Better evaluation procedures.
Better assignment and scheduling procedure.
A voluntary pool for catastrophic leave donation.
And more.

It’s a weak contract in some ways, and they refused to consider anything that smacked of seniority/rehire rights no matter how long you’ve been there or how well you’ve performed. But here’s what we would have had without it:

Absolutely none of the above–just as it had always been. The dinosaurs who run this particular campus wanted things to remain exactly the same, for all time.

If anybody’s wondering why people like me (who have been at this for years) aren’t full-time, it should be obvious: ..$. We’re a cheap pool of labor, overall.

Yeah, I’m a long lefty labor lecturer, an agitator, and a professor who will not apologize for wanting to be treated like a professional.

Eh, the local grad student union wouldn’t be quiet so bloody obnoxious if they weren’t spouting jungle freedom fighter “kill the evil running dog Fascist oppressors” rhetoric every time they failed to get what they wanted. Nitwits like that deserve all the scorn one can heap upon their pointy but empty little heads.

Sometimes, even, an idiot is just an idiot. Even if he belongs to a union.

Count me as another in with Eva Luna. I’m not going to work up sympathy for people striking because pretty damn good conditions aren’t quite perfect.
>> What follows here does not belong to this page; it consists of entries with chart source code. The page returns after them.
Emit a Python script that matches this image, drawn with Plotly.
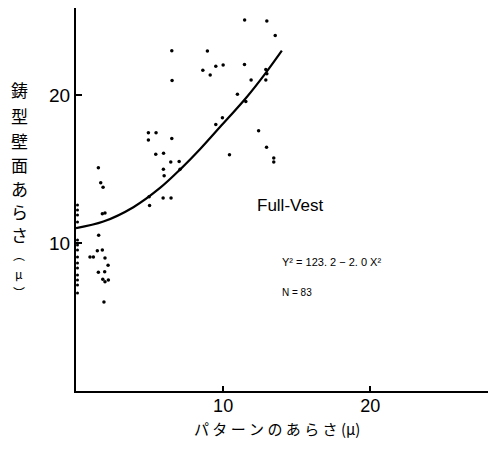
import plotly.graph_objects as go

# Scatter data (pattern roughness x, mould wall roughness y)
pts_x = [1.52, 1.68, 1.84, 1.79, 1.97, 1.54, 1.45, 1.79, 0.95, 1.18, 1.97, 2.18, 1.52, 1.95,
         1.82, 1.97, 2.20, 1.90, 4.92, 5.44, 4.92, 5.42, 5.95, 6.44, 7.01, 5.94, 5.99, 4.97,
         5.00, 5.92, 6.46, 6.51, 6.53, 6.51, 8.93, 8.62, 9.12, 9.50, 10.0, 11.45, 11.46, 12.97,
         13.54, 12.90, 12.97, 12.90, 11.90, 10.97, 11.54, 9.95, 9.50, 10.43, 12.41, 12.95,
         13.44, 13.44, 7.07]
pts_y = [15.09, 14.07, 13.76, 11.98, 12.03, 10.52, 9.48, 9.53, 9.05, 9.05, 8.99, 8.49, 8.02, 8.06,
         7.55, 7.39, 7.50, 6.01, 17.45, 17.45, 16.96, 15.99, 16.06, 15.47, 15.51, 14.98, 14.55, 13.13,
         12.53, 13.04, 13.04, 17.07, 20.98, 22.99, 22.97, 21.67, 21.35, 21.94, 22.03, 22.06, 25.07, 25.0,
         24.02, 21.72, 21.44, 21.01, 21.01, 20.05, 19.56, 18.47, 18.01, 15.97, 17.59, 16.47,
         15.74, 15.47, 14.98]
# Points lying along the y axis
axis_x = [0.1] * 14
axis_y = [12.57, 12.23, 11.89, 11.42, 10.2, 9.86, 9.53, 9.05, 8.65, 8.31, 7.84, 7.5, 7.16, 6.62]

# Regression curve
curve_x = [0.0, 1.86, 3.90, 5.71, 7.07, 8.44, 9.80, 11.61, 12.86, 13.99]
curve_y = [11.01, 11.45, 12.42, 13.72, 14.96, 16.35, 17.85, 19.87, 21.45, 23.0]

x_ticks = [10, 20]
y_ticks = [10, 20]

# Vertical y-axis title characters
y_title_chars = ["鋳", "型", "壁", "面", "あ", "ら", "さ", "︵", "μ", "︶"]
y_title_pix = [90, 116, 141, 164, 188, 211, 234, 254, 273, 292]

fig = go.Figure()
fig.add_trace(go.Scatter(x=curve_x, y=curve_y, mode="lines", line=dict(color="black", width=2.2, shape="spline"),
                         hoverinfo="skip"))
fig.add_trace(go.Scatter(x=pts_x, y=pts_y, mode="markers", marker=dict(color="black", size=3.5)))
fig.add_trace(go.Scatter(x=axis_x, y=axis_y, mode="markers", marker=dict(color="black", size=3), cliponaxis=False))

tickfont = dict(family="Liberation Sans, Arial, sans-serif", size=19, color="black")
fig.update_layout(
    width=488, height=450,
    margin=dict(l=76, r=0, t=8, b=59),
    paper_bgcolor="white", plot_bgcolor="white",
    showlegend=False,
    xaxis=dict(range=[0, 28], tickvals=x_ticks, ticktext=[str(v) for v in x_ticks], showline=True,
               linecolor="black", linewidth=2, showgrid=False, zeroline=False, ticks="inside",
               ticklen=5, tickwidth=1.5, tickcolor="black", tickfont=dict(tickfont, size=18),
               ticklabelstandoff=-3),
    yaxis=dict(range=[0, 25.88], tickvals=y_ticks, ticktext=[str(v) for v in y_ticks], showline=True,
               linecolor="black", linewidth=2, showgrid=False, zeroline=False, ticks="inside",
               ticklen=6, tickwidth=1.5, tickcolor="black", tickfont=tickfont),
)

jp = "Noto Sans CJK JP"
fig.add_annotation(text="パ タ ー ン の あ ら さ (μ)", xref="paper", yref="paper", x=(277 - 76) / 412,
                   y=(391 - 428) / 383, showarrow=False, xanchor="center", yanchor="middle",
                   font=dict(family=jp, size=15, color="black"))
for ch, py in zip(y_title_chars, y_title_pix):
    small = ch in ("︵", "︶", "μ")
    fig.add_annotation(text=ch, xref="paper", yref="paper", x=(19 - 76) / 412, y=(391 - py) / 383,
                       showarrow=False, xanchor="center", yanchor="middle",
                       font=dict(family=jp, size=12 if small else 17, color="black"))
fig.add_annotation(text="Full-Vest", xref="paper", yref="paper", x=(255 - 76) / 412, y=(391 - 205) / 383,
                   showarrow=False, xanchor="left", yanchor="middle",
                   font=dict(family="Liberation Sans, Arial", size=17, color="black"))
fig.add_annotation(text="Y² = 123. 2 − 2. 0 X²", xref="paper", yref="paper", x=(280 - 76) / 412,
                   y=(391 - 262) / 383, showarrow=False, xanchor="left", yanchor="middle",
                   font=dict(family="Liberation Sans, Arial", size=11, color="black"))
fig.add_annotation(text="N = 83", xref="paper", yref="paper", x=(280 - 76) / 412,
                   y=(391 - 292) / 383, showarrow=False, xanchor="left", yanchor="middle",
                   font=dict(family="Liberation Sans, Arial", size=10, color="black"))

fig.write_html("out.html")
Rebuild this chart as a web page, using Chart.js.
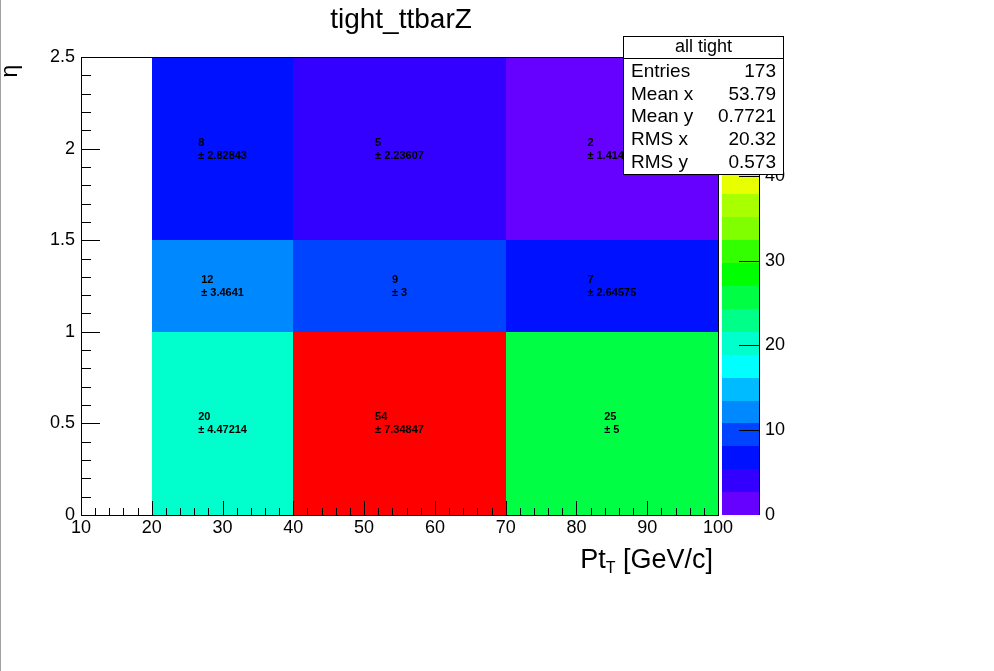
<!DOCTYPE html>
<html><head><meta charset="utf-8">
<script src="https://cdn.jsdelivr.net/npm/chart.js@4/dist/chart.umd.min.js"></script>
<style>html,body{margin:0;padding:0;background:#fff}#wrap{width:994px;height:671px;position:relative}canvas{display:block}</style>
</head><body><div id="wrap"><canvas id="c" width="994" height="671"></canvas></div>
<script>
// ---- data ----
const xEdges = [20, 40, 70, 100];          // Pt_T bin edges
const yEdges = [0, 1, 1.5, 2.5];            // eta bin edges
const countsRow0 = [20, 54, 25];            // eta 0 - 1
const countsRow1 = [12, 9, 7];              // eta 1 - 1.5
const countsRow2 = [8, 5, 2];               // eta 1.5 - 2.5
const errorsRow0 = [4.47214, 7.34847, 5];
const errorsRow1 = [3.4641, 3, 2.64575];
const errorsRow2 = [2.82843, 2.23607, 1.41421];
const xTicks = [10, 20, 30, 40, 50, 60, 70, 80, 90, 100];
const yTickLabels = ['0', '0.5', '1', '1.5', '2', '2.5'];
const zTicks = [0, 10, 20, 30, 40];
const zMin = 0, zMax = 54, nContours = 20;
const paletteColors = ['#6600ff','#3300ff','#0011ff','#0044ff','#0088ff','#00bbff','#00ffff','#00ffcc','#00ff88','#00ff44',
                       '#00ff00','#33ff00','#80ff00','#a8ff00','#e8ff00','#ffdd00','#ffaa00','#ff7700','#ff4400','#ff0000'];
const titleText = 'tight_ttbarZ';
const statsTitle = 'all tight';
const statsLabels = ['Entries', 'Mean x', 'Mean y', 'RMS x', 'RMS y'];
const statsValues = ['173', '53.79', '0.7721', '20.32', '0.573'];

const counts = [countsRow0, countsRow1, countsRow2];
const errors = [errorsRow0, errorsRow1, errorsRow2];
const FONT = '"Liberation Sans", Arial, Helvetica, sans-serif';

function colorFor(v) {
  let b = Math.floor((v - zMin) / (zMax - zMin) * nContours);
  if (b >= nContours) b = nContours - 1;
  if (b < 0) b = 0;
  return paletteColors[b];
}

const cellData = [];
for (let j = 0; j < 3; j++) for (let i = 0; i < 3; i++) {
  cellData.push({x: (xEdges[i] + xEdges[i + 1]) / 2, y: (yEdges[j] + yEdges[j + 1]) / 2,
                 x0: xEdges[i], x1: xEdges[i + 1], y0: yEdges[j], y1: yEdges[j + 1],
                 v: counts[j][i], e: errors[j][i]});
}

const th2Plugin = {
  id: 'th2',
  beforeDatasetsDraw(chart) {
    const ctx = chart.ctx, xs = chart.scales.x, ys = chart.scales.y, zs = chart.scales.z;
    const ca = chart.chartArea;
    ctx.save();
    // left canvas border
    ctx.fillStyle = '#a0a0a0';
    ctx.fillRect(0, 0, 1, chart.height);
    // cells
    cellData.forEach(c => {
      const px0 = Math.round(xs.getPixelForValue(c.x0)), px1 = Math.round(xs.getPixelForValue(c.x1));
      const py0 = Math.round(ys.getPixelForValue(c.y0)), py1 = Math.round(ys.getPixelForValue(c.y1));
      ctx.fillStyle = colorFor(c.v);
      ctx.fillRect(px0, py1, px1 - px0, py0 - py1);
    });
    // cell texts
    ctx.fillStyle = '#000';
    ctx.font = 'bold 11px ' + FONT;
    ctx.textBaseline = 'middle';
    ctx.textAlign = 'left';
    cellData.forEach(c => {
      const l1 = String(c.v), l2 = '\u00b1 ' + String(c.e);
      const w = Math.max(ctx.measureText(l1).width, ctx.measureText(l2).width);
      const cx = xs.getPixelForValue(c.x), cy = ys.getPixelForValue(c.y);
      ctx.fillText(l1, cx - w / 2, cy - 6);
      ctx.fillText(l2, cx - w / 2, cy + 7);
    });
    // ticks
    ctx.strokeStyle = '#000';
    ctx.lineWidth = 1;
    ctx.beginPath();
    for (let v = 10; v <= 100.001; v += 2) {
      const px = Math.round(xs.getPixelForValue(v)) + 0.5;
      const major = Math.abs(v / 10 - Math.round(v / 10)) < 1e-6;
      ctx.moveTo(px, ca.bottom);
      ctx.lineTo(px, ca.bottom - (major ? 14 : 7));
    }
    for (let k = 0; k <= 25; k++) {
      const v = k / 10;
      const py = Math.round(ys.getPixelForValue(v)) + 0.5;
      const major = k % 5 === 0;
      ctx.moveTo(ca.left, py);
      ctx.lineTo(ca.left + (major ? 19 : 10), py);
    }
    ctx.stroke();
    // frame
    ctx.strokeRect(Math.round(ca.left) + 0.5, Math.round(ca.top) + 0.5, Math.round(ca.right - ca.left), Math.round(ca.bottom - ca.top));
    // palette
    const pl = 722, pr = 760;
    for (let b = 0; b < nContours; b++) {
      const v0 = zMin + (zMax - zMin) * b / nContours, v1 = zMin + (zMax - zMin) * (b + 1) / nContours;
      const y0 = Math.round(zs.getPixelForValue(v0)), y1 = Math.round(zs.getPixelForValue(v1));
      ctx.fillStyle = paletteColors[b];
      ctx.fillRect(pl, y1, pr - pl, y0 - y1);
    }
    ctx.beginPath();
    ctx.moveTo(pr - 0.5, ca.top);
    ctx.lineTo(pr - 0.5, ca.bottom);
    zTicks.forEach(t => {
      if (t === 0) return;
      const py = Math.round(zs.getPixelForValue(t)) + 0.5;
      ctx.moveTo(pr, py);
      ctx.lineTo(pr - 21, py);
    });
    ctx.stroke();
    // tick labels
    ctx.fillStyle = '#000';
    ctx.font = '18px ' + FONT;
    ctx.textAlign = 'center';
    ctx.textBaseline = 'top';
    xTicks.forEach(t => ctx.fillText(String(t), xs.getPixelForValue(t), ca.bottom + 4));
    ctx.textAlign = 'right';
    ctx.textBaseline = 'middle';
    yTickLabels.forEach(t => ctx.fillText(t, ca.left - 6, ys.getPixelForValue(parseFloat(t))));
    ctx.textAlign = 'left';
    zTicks.forEach(t => ctx.fillText(String(t), pr + 5, zs.getPixelForValue(t)));
    // title
    ctx.font = '28px ' + FONT;
    ctx.textAlign = 'center';
    ctx.textBaseline = 'alphabetic';
    ctx.fillText(titleText, 401, 28);
    // x title: Pt_T [GeV/c], right aligned
    ctx.font = '27px ' + FONT;
    const wPt = ctx.measureText('Pt').width, wRest = ctx.measureText(' [GeV/c]').width;
    ctx.font = '16px ' + FONT;
    const wT = ctx.measureText('T').width;
    let xr = 713, x0 = xr - wRest - wT - wPt;
    ctx.textAlign = 'left';
    ctx.font = '27px ' + FONT;
    ctx.fillText('Pt', x0, 568);
    ctx.font = '16px ' + FONT;
    ctx.fillText('T', x0 + wPt, 573);
    ctx.font = '27px ' + FONT;
    ctx.fillText(' [GeV/c]', x0 + wPt + wT, 568);
    // y title eta rotated
    ctx.save();
    ctx.translate(17, 71);
    ctx.rotate(-Math.PI / 2);
    ctx.font = '23px ' + FONT;
    ctx.textAlign = 'center';
    ctx.fillText('\u03b7', 0, 0);
    ctx.restore();
    // stats box
    const bx = 623.5, by = 36.5, bw = 160, bh = 138;
    ctx.fillStyle = '#fff';
    ctx.fillRect(bx, by, bw, bh);
    ctx.strokeStyle = '#000';
    ctx.strokeRect(bx, by, bw, bh);
    ctx.beginPath();
    ctx.moveTo(bx, 58.5); ctx.lineTo(bx + bw, 58.5);
    ctx.stroke();
    ctx.fillStyle = '#000';
    ctx.font = '18px ' + FONT;
    ctx.textAlign = 'center';
    ctx.textBaseline = 'middle';
    ctx.fillText(statsTitle, bx + bw / 2, 47);
    ctx.font = '19px ' + FONT;
    const rowsY = [72, 94.5, 117, 140, 162.5];
    statsLabels.forEach((l, i) => {
      ctx.textAlign = 'left';
      ctx.fillText(l, 631, rowsY[i]);
      ctx.textAlign = 'right';
      ctx.fillText(statsValues[i], 776, rowsY[i]);
    });
    ctx.restore();
  }
};

new Chart(document.getElementById('c'), {
  type: 'scatter',
  data: { datasets: [{ data: cellData.map(c => ({x: c.x, y: c.y})), pointRadius: 0, pointHoverRadius: 0 }] },
  options: {
    responsive: false, animation: false, devicePixelRatio: 1,
    layout: { padding: { left: 81, top: 57, right: 276, bottom: 156 } },
    plugins: { legend: { display: false }, tooltip: { enabled: false }, title: { display: false } },
    events: [],
    scales: {
      x: { type: 'linear', min: 10, max: 100, display: false },
      y: { type: 'linear', min: 0, max: 2.5, display: false },
      z: { type: 'linear', axis: 'y', min: zMin, max: zMax, display: false }
    }
  },
  plugins: [th2Plugin]
});
</script></body></html>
If people strike over a genuine complaint, I’ll certainly honor that strike. When people strike because they have to pay a small portion of their own health care, when I have no coverage at all, you better believe I have no sympathy for that.

Wrong.

The rest of your combination rant and strawman collection isn’t worth spending much energy on. To answer on its own, over-simplified level, unskilled labor isn’t worth very much on the open market. Unions can’t do anything about that except price workers out of their jobs. When that happens, companies move to Mexico, or overseas, and what was a crappy job becomes no job.

The law of supply and demand cannot be revoked, even by unions.

I am sorry you can’t find work. I am not sorry for these grocery workers complaining that they have to contribute towards health care for their families.

Regards,
Shodan

A union going on strike does not mean that union is in the right. As far ad the grocery workers strike, I really don’t know.

Ya know, I thought I had no qualms about crossing a picket line. I certainly have no fear of it. But tonight, on my way to work, I avoided the grocery and stopped instead at a drug store for my soda supply.

I am at a loss to really explain why at the moment, even to myself.

Spavined, would those 200 families be better off if the plant never showed up in the first place? Or if the plant closed a few years ago because of high union wages/demands, instead of waiting until now?

Vivalostwages’ example is a good example of unions working for the benefit of the worker without being unnecessarily antagonistic with the company. The problem with unions is a tendency to keep pushing for more once the job is done. What is the purpose of senority rights except to force a company to keep someone on who they don’t want? What is the purpose of restrictive work rules except to force companies to go through your union to get something done, even if another way is easier/better?

Companies need flexibility to remain competitive, unions often fight against that for reasons that go far beyond basic worker benefits.

Honestly, you’re a cashier at a grocery store. This is almost the poster boy for an unskilled job. Most people can learn this job in about 1 week, yet the union wants these people treated like skilled professionals. They are not skilled professionals.